1. Field Of The Invention
This invention relates generally to a method of nondestructive evaluation of physical structures, and more particularly to a method of detecting and evaluating subsurface structural irregularities of objects using thermographic images and associated data.
2. Background Of The Art
Infrared (IR) imaging methods have shown considerable promise as techniques for nondestructive evaluation (NDE) of metals, composites, ceramics, and polymers, offering fast, wide area, noncontact detection of delamination, disbonding, corrosion, and voids. However, optimum results obtained with IR techniques existing in the art have generally required considerable sophistication on the part of the operator, particularly in terms of interpretation and understanding of the resulting IR images.

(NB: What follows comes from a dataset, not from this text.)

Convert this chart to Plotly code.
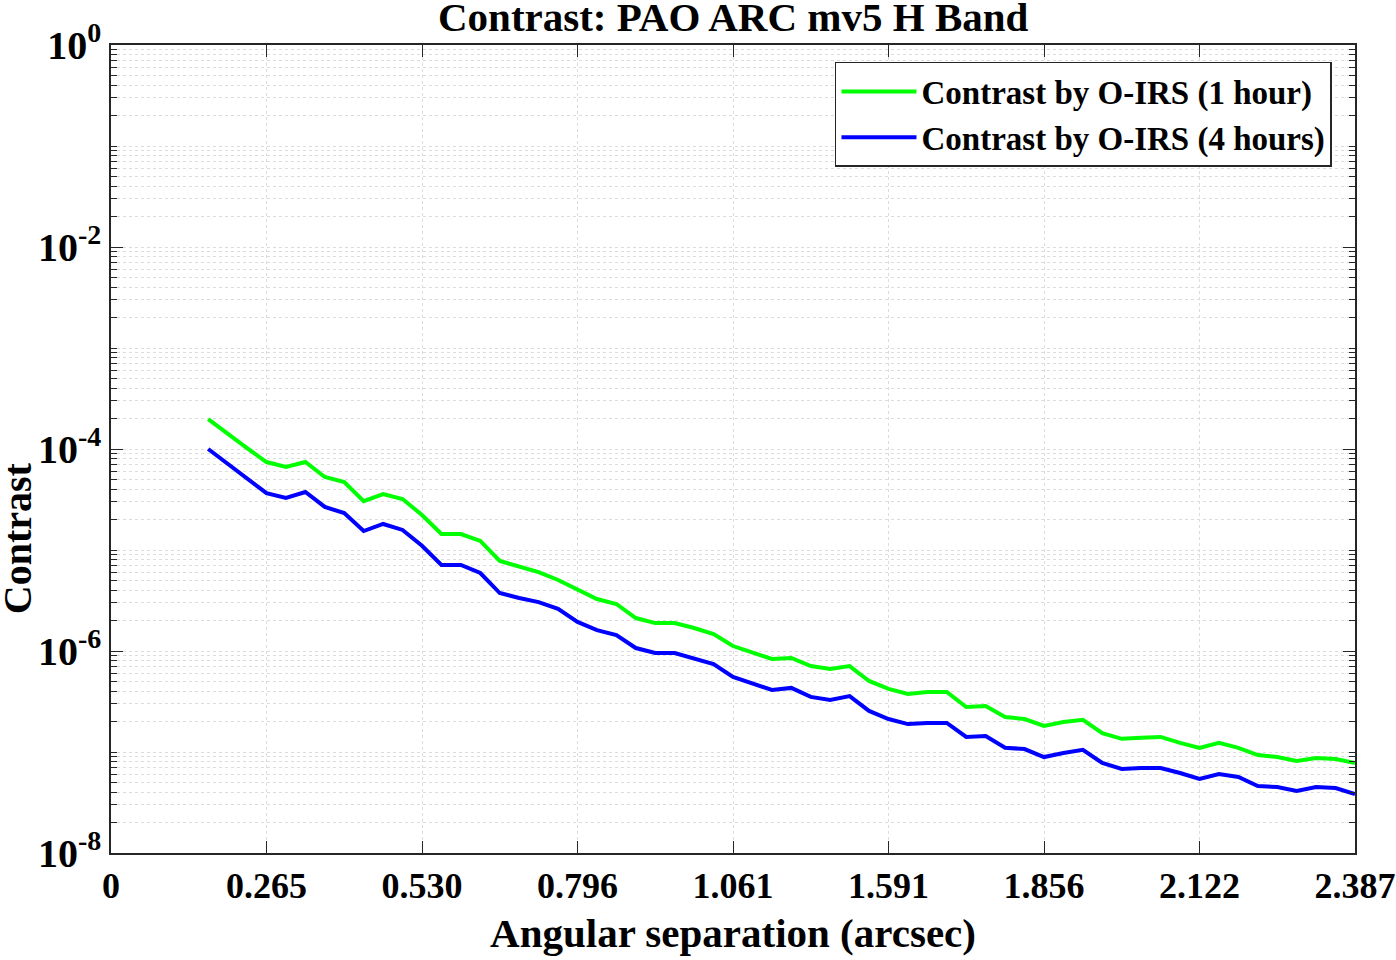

For example, known methods in the art of infrared NDE involve thermally exciting a target object with a heat source, such as a hot air gun, for a finite period of time, thereby imparting thermal energy to the object. After the target object has been thermally excited, the object is allowed to cool, and thermal energy earlier absorbed by the object then begins to dissipate. As the object cools, a series of successive positionally-fixed IR images of the external surface of the object are acquired by an infrared camera. The images are acquired at fixed time intervals, starting relative to the end or the beginning of the thermal excitation period, and continuing during the period while the object cools, until a pre-determined time period has elapsed.
Typically, the infrared camera communicates with a general purpose computer or other video monitor on which the acquired images are displayed. An operator typically performs NDE analysis of the acquired images by either viewing the video output of the infrared camera in real time, or by having the output data stored to videotape or computer memory, where further processing and analysis may take place. Each image is comprised of a collection of gray-scale (or color) pixels, each pixel corresponding to a specific position on the object's external surface. The amplitude of each pixel, i.e. each distinct shade of gray (or different color) exhibited by the different pixels represents a different thermal energy level associated with the pixel's corresponding position on the object's external surface. Known methods of analysis can be broadly categorized as either visual analysis--where the operator views the image sequence taken during or after heating, watching for changes in the scene which correspond to effects due to subsurface structural irregularities--or temporal analysis--where the behavior of each pixel in the scene is analyzed as a function of time, and changes in slope or amplitude of each pixel over time are correlated to the effects of local subsurface structural irregularities.
The visual method depends upon the ability of an operator to identify anomalous changes in the scene from one image to the next merely by visually inspecting the many thousands of pixels which comprise each and every image. Though widely used as one of the existing alternatives in NDE analysis, the visual method is inherently qualitative and imprecise, since the ability of the operator to identify anomalous changes in the scene depends on subjective factors such as the colors assigned to various temperatures, the quality of the display device, and the experience of the operator. Furthermore, the mere fact that the visual method requires an operator to manually inspect each acquired image makes this method labor intensive and time-consuming.
The temporal method, on the other hand, which can sometimes be more precise than the visual method, is extremely computation intensive and frequently requires that high-resolution, high-speed IR cameras be used in order to acquire sufficient data to determine the accurate shape of the temperature time curve for each pixel of each image and the exact time at which the peak or peak slope of each curve occurs. While more objective and precise than the visual method, the temporal method is not commercially viable due to the high cost of high-resolution, high-speed IR imagers and the computer hardware requirements to perform the necessary complex computations.
Accordingly, there is a need to provide an objective and quantifiable method of NDE analysis which does not require an inordinate amount of complex computations and thus overly expensive hardware.